Townships like Thokoza, in the southeast of Johannesburg, are a nightmare scenario for combating a respiratory disease.

But here, too, the country’s experience with HIV is helping its battle.

Around 35,000 government and PEPFAR supported health workers are now actively screening for the disease in communities they already work, conducting routine health checks, according to Pillay.

They have already screened nearly six million people for Covid-19, according to the latest figures from the country’s Department of Health.

Community health worker Anito Pato said that the trust she has built up with the community allows her to address fear of the new virus right away. She goes door-to-door in Thokoza to check for symptoms of Covid-19 and refer the sick for testing.

“They didn’t know much about Covid-19 and they think it is affecting the rich people, not them,” Pato said. “We try to explain to them why we are screening and what corona is.”

A man in a blue work shirt called Pato over during her visit. He wanted a test. Pato explained that there aren’t enough tests right now and that he should go to the clinic or the mobile testing center they have set up if he gets the symptoms.

“AIDS is better because we have got treatment,” the man, Salvin Tawananda, told CNN, “But corona, people are just scared.”

The government and US Centers for Disease Control (CDC) are closely monitoring efforts in Thokoza and other townships, where social distancing is all but impossible, and failure could be disastrous.

“It is very hard for people here to adhere to those lockdown rules and that is even more reason why we should be out there looking for the disease before it takes over these communities,” said Dr. Meredith McMorrow, a CDC official based in South Africa.

“South Africa was certainly the hardest hit by HIV and it concerns us that it will be the hardest hit by Covid-19 as well that is why we are doing everything we can to get ready right now.”

Covid-19’s effect on HIV patients

McMorrow’s concern comes from not yet knowing Covid-19’s effects on HIV positive people.

To date, studies in China and elsewhere are inconclusive, but Megan Doherty, the head of the WHO’s global HIV program, said it pays to be extremely cautious with any emerging disease.

“Because this is an unprecedented pandemic, we just don’t know how it reacts in all situations,” she said. “We just don’t know enough about the interactions between HIV and Covid-19 and how patients with both infections will do.”

ARVs are being tested as possible therapeutics for COVID-19 in clinical trials.

Dr. Larry Corey, now president and director emeritus of the Fred Hutchinson Cancer Research Center in Seattle, helped develop the first effective ARV treatment.

He said he is skeptical that ARVs designed for HIV will become a broad-based treatment for Covid-19.

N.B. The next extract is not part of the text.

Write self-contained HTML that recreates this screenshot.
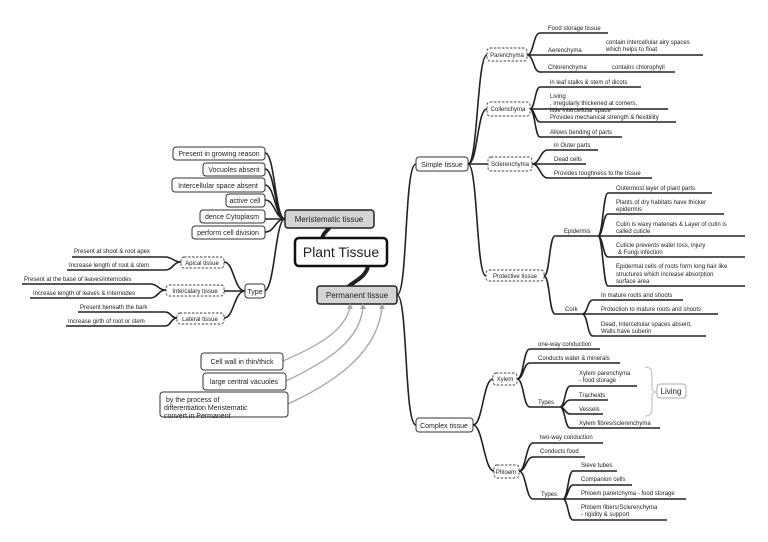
<!DOCTYPE html>
<html><head><meta charset="utf-8"><style>
html,body{margin:0;padding:0;background:#fff;}
svg{display:block;font-family:"Liberation Sans",sans-serif;}
.l{fill:none;stroke:#222;stroke-width:1.6;}
.g{fill:none;stroke:#aaa;stroke-width:1.4;}
.b{fill:#fff;stroke:#333;stroke-width:1;}
.d{fill:#fff;stroke:#444;stroke-width:0.9;stroke-dasharray:2.5 1.5;}
.gr{fill:#d4d4d4;stroke:#222;stroke-width:1.5;}
text{fill:#222;}
.s{font-size:6px;}
.m{font-size:7px;}
</style></head><body>
<svg width="768" height="542" viewBox="0 0 768 542">
<!-- center -->
<path d="M322,238 C324,232 328,230 330,227" stroke="#222" stroke-width="4" fill="none"/>
<path d="M368,266 C366,278 352,282 347,288" stroke="#222" stroke-width="4" fill="none"/>
<rect x="295" y="238" width="92" height="28" rx="4" fill="#fff" stroke="#111" stroke-width="2.5"/>
<text x="341" y="257" font-size="14" text-anchor="middle">Plant Tissue</text>
<rect class="gr" x="285" y="210" width="89" height="18" rx="3"/>
<text x="329" y="222" font-size="8" text-anchor="middle">Meristematic tissue</text>
<rect class="gr" x="317" y="286" width="80" height="18" rx="3"/>
<text x="357" y="298" font-size="8" text-anchor="middle">Permanent tissue</text>

<!-- left meristematic connectors -->
<path class="l" d="M285,219 C275,219 275,153 265,153 M285,219 C275,219 275,169 265,169 M285,219 C275,219 275,185 265,185 M285,219 C275,219 275,200 265,200 M285,219 H265 M285,219 C275,219 275,232 265,232 M285,219 C275,219 275,291 264,291"/>
<rect class="b" x="173" y="147" width="92" height="13" rx="3"/><text class="m" x="219" y="156" text-anchor="middle">Present in growing reason</text>
<rect class="b" x="203" y="163" width="62" height="13" rx="3"/><text class="m" x="234" y="172" text-anchor="middle">Vocuoles absent</text>
<rect class="b" x="172" y="178" width="93" height="14" rx="3"/><text class="m" x="218" y="188" text-anchor="middle">Intercellular space absent</text>
<rect class="b" x="226" y="194" width="39" height="13" rx="3"/><text class="m" x="245" y="203" text-anchor="middle">active cell</text>
<rect class="b" x="200" y="210" width="65" height="13" rx="3"/><text class="m" x="232" y="219" text-anchor="middle">dence Cytoplasm</text>
<rect class="b" x="192" y="226" width="73" height="13" rx="3"/><text class="m" x="228" y="235" text-anchor="middle">perform cell division</text>

<path class="l" d="M245,291 C234,291 234,262 224,262 M245,291 H224 M245,291 C234,291 234,318 224,318"/>
<rect class="b" x="245" y="284" width="20" height="14" rx="3"/><text class="m" x="255" y="294" text-anchor="middle">Type</text>
<path class="l" d="M181,262 C173,262 173,257 165,257 H72 M181,262 C173,262 173,270 165,270 H67 M166,290 C158,290 158,284 150,284 H22 M166,290 C158,290 158,298 150,298 H30 M177,318 C171,318 171,312 165,312 H78 M177,318 C171,318 171,326 165,326 H66"/>
<rect class="d" x="181" y="257" width="43" height="11" rx="3"/><text class="s" x="202" y="265" text-anchor="middle">Apical tissue</text>
<rect class="d" x="166" y="285" width="58" height="11" rx="3"/><text class="s" x="195" y="293" text-anchor="middle">Intercalary tissue</text>
<rect class="d" x="177" y="313" width="47" height="11" rx="3"/><text class="s" x="200" y="321" text-anchor="middle">Lateral tissue</text>
<text class="s" x="74" y="253">Present at shoot &amp; root apex</text>
<text class="s" x="69" y="267">Increase length of root &amp; stem</text>
<text class="s" x="24" y="281">Present at the base of leaves/internodes</text>
<text class="s" x="33" y="295">Increase length of leaves &amp; internodes</text>
<text class="s" x="80" y="309">Present beneath the bark</text>
<text class="s" x="68" y="323">Increase girth of root or stem</text>

<!-- gray arrows -->
<path class="g" d="M283,361 C320,345 345,330 350,307 M286,381 C330,360 360,340 363,307 M288,404 C340,380 378,350 382,307"/>
<path d="M347,309 L350,303 L353,309Z M360,309 L363,303 L366,309Z M379,309 L382,303 L385,309Z" fill="#aaa"/>
<rect class="b" x="201" y="353" width="82" height="17" rx="3"/><text class="m" x="242" y="364" text-anchor="middle">Cell wall in thin/thick</text>
<rect class="b" x="203" y="373" width="83" height="17" rx="3"/><text class="m" x="244" y="384" text-anchor="middle">large central vacuoles</text>
<rect class="b" x="160" y="392" width="128" height="25" rx="3"/>
<text class="m" x="166" y="402">by the process of</text>
<text class="m" x="164" y="410">differentiation Meristematic</text>
<text class="m" x="164" y="418">convert in Permanent</text>

<!-- trunk -->
<path class="l" d="M397,295 C408,295 404,164 416,164 M397,295 C408,295 404,425 416,425"/>
<rect class="b" x="416" y="157" width="52" height="14" rx="3"/><text class="m" x="442" y="167" text-anchor="middle">Simple tissue</text>
<rect class="b" x="416" y="418" width="57" height="14" rx="3"/><text class="m" x="444" y="428" text-anchor="middle">Complex tissue</text>

<!-- simple -->
<path class="l" d="M468,164 C478,164 477,55 487,55 M468,164 C478,164 477,109 487,109 M468,164 H488 M468,164 C478,164 476,276 486,276"/>
<path class="l" d="M527,55 C534,55 533,33 540,33 H608 M527,55 H703 M527,55 C534,55 533,72 540,72 H675"/>
<path class="l" d="M530,109 C535,109 535,87 540,87 H641 M530,109 H668 M530,109 C535,109 535,122 540,122 H676 M530,109 C535,109 535,137 540,137 H622"/>
<path class="l" d="M532,164 C540,164 540,150 548,150 H598 M532,164 H586 M532,164 C540,164 540,178 548,178 H652"/>
<path class="l" d="M544,276 C550,276 549,236 555,236 H598 M544,276 C550,276 549,314 555,314 H582"/>
<path class="l" d="M598,236 C603,236 603,193 608,193 H712 M598,236 C603,236 603,214 608,214 H724 M598,236 H745 M598,236 C603,236 603,257 608,257 H745 M598,236 C603,236 603,286 608,286 H745"/>
<path class="l" d="M582,314 C588,314 587,300 593,300 H683 M582,314 H718 M582,314 C588,314 587,336 593,336 H706"/>
<rect class="d" x="487" y="48" width="40" height="13" rx="3"/><text class="s" x="507" y="57" text-anchor="middle">Parenchyma</text>
<rect class="d" x="487" y="102" width="43" height="14" rx="3"/><text class="s" x="508" y="111" text-anchor="middle">Collenchyma</text>
<rect class="d" x="488" y="157" width="44" height="14" rx="3"/><text class="s" x="510" y="166" text-anchor="middle">Sclerenchyma</text>
<rect class="d" x="486" y="270" width="58" height="11" rx="3"/><text class="s" x="515" y="278" text-anchor="middle">Protective tissue</text>
<g class="s">
<text x="548" y="30">Food storage tissue</text>
<text x="548" y="52">Aerenchyma</text>
<text x="606" y="44">contain intercellular airy spaces</text>
<text x="606" y="51">which helps to float</text>
<text x="548" y="69">Chlorenchyma</text>
<text x="612" y="69">contains chlorophyll</text>
<text x="550" y="84">in leaf stalks &amp; stem of dicots</text>
<text x="550" y="98">Living</text>
<text x="550" y="105">, irregularly thickened at corners,</text>
<text x="550" y="112">little intercellular space</text>
<text x="550" y="119">Provides mechanical strength &amp; flexibility</text>
<text x="550" y="134">Allows bending of parts</text>
<text x="554" y="147">in Outer parts</text>
<text x="554" y="161">Dead cells</text>
<text x="554" y="175">Provides toughness to the tissue</text>
<text x="564" y="233">Epidermis</text>
<text x="616" y="190">Outermost layer of plant parts</text>
<text x="616" y="204">Plants of dry habitats have thicker</text>
<text x="616" y="211">epidermis</text>
<text x="616" y="226">Cutin is waxy materials &amp; Layer of cutin is</text>
<text x="616" y="233">called cuticle</text>
<text x="616" y="247">Cuticle prevents water loss, injury</text>
<text x="618" y="254">&amp; Fungi infection</text>
<text x="616" y="268">Epidermal cells of roots form long hair like</text>
<text x="616" y="276">structures which increase absorption</text>
<text x="616" y="283">surface area</text>
<text x="565" y="311">Cork</text>
<text x="601" y="297">In mature roots and shoots</text>
<text x="601" y="311">Protection to mature roots and shoots</text>
<text x="601" y="326">Dead, Intercellular spaces absent,</text>
<text x="601" y="333">Walls have suberin</text>
</g>

<!-- complex -->
<path class="l" d="M473,425 C483,425 483,379 493,379 M473,425 C483,425 484,471 494,471"/>
<path class="l" d="M517,379 C524,379 523,349 530,349 H600 M517,379 C524,379 523,363 530,363 H620 M517,379 C524,379 523,407 530,407 H560"/>
<path class="l" d="M560,407 C565,407 565,386 570,386 H637 M560,407 C565,407 565,400 570,400 H608 M560,407 C565,407 565,414 570,414 H603 M560,407 C565,407 565,428 570,428 H660"/>
<path class="l" d="M519,471 C526,471 526,443 533,443 H603 M519,471 C526,471 526,457 533,457 H585 M519,471 C526,471 526,499 533,499 H563"/>
<path class="l" d="M563,499 C568,499 568,471 573,471 H617 M563,499 C568,499 568,485 573,485 H632 M563,499 H686 M563,499 C568,499 568,520 573,520 H667"/>
<rect class="d" x="493" y="373" width="24" height="12" rx="3"/><text class="s" x="505" y="381" text-anchor="middle">Xylem</text>
<rect class="d" x="494" y="465" width="25" height="13" rx="3"/><text class="s" x="506" y="474" text-anchor="middle">Phloem</text>
<path d="M645,367 C652,367 652,372 652,380 V388 C652,391 655,392 656,392 C655,392 652,393 652,396 V408 C652,414 650,416 645,416" fill="none" stroke="#bbb" stroke-width="1"/>
<rect x="657" y="384" width="29" height="14" rx="3" fill="#fff" stroke="#aaa" stroke-width="1"/>
<text x="671" y="394" font-size="8" text-anchor="middle">Living</text>
<g class="s">
<text x="538" y="346">one-way conduction</text>
<text x="538" y="360">Conducts water &amp; minerals</text>
<text x="538" y="404">Types</text>
<text x="579" y="375">Xylem parenchyma</text>
<text x="579" y="382">- food storage</text>
<text x="579" y="397">Tracheids</text>
<text x="579" y="411">Vessels</text>
<text x="579" y="425">Xylem fibres/sclerenchyma</text>
<text x="540" y="439">two-way conduction</text>
<text x="540" y="453">Conducts food</text>
<text x="541" y="496">Types</text>
<text x="581" y="467">Sieve tubes</text>
<text x="581" y="481">Companion cells</text>
<text x="581" y="495">Phloem parenchyma - food storage</text>
<text x="581" y="509">Phloem fibers/Sclerenchyma</text>
<text x="581" y="516">- rigidity &amp; support</text>
</g>
</svg>
</body></html>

“The best ARVs that are discovered are highly specific to each virus,” he said.

Corey, who now leads the global HIV-vaccine trial network, said regardless of the results of ARV trials in Covid-19 treatment, South Africa is well placed to play a critical part in the next phase of this pandemic, because of its HIV infrastructure and experience with HIV vaccine trials.

“I feel proud of my communities,” said Pato, as she moved down a narrow path leading to another section of corrugated iron shacks. “I feel like I am a bullet to shoot this disease. It must not control us. We must control this corona.”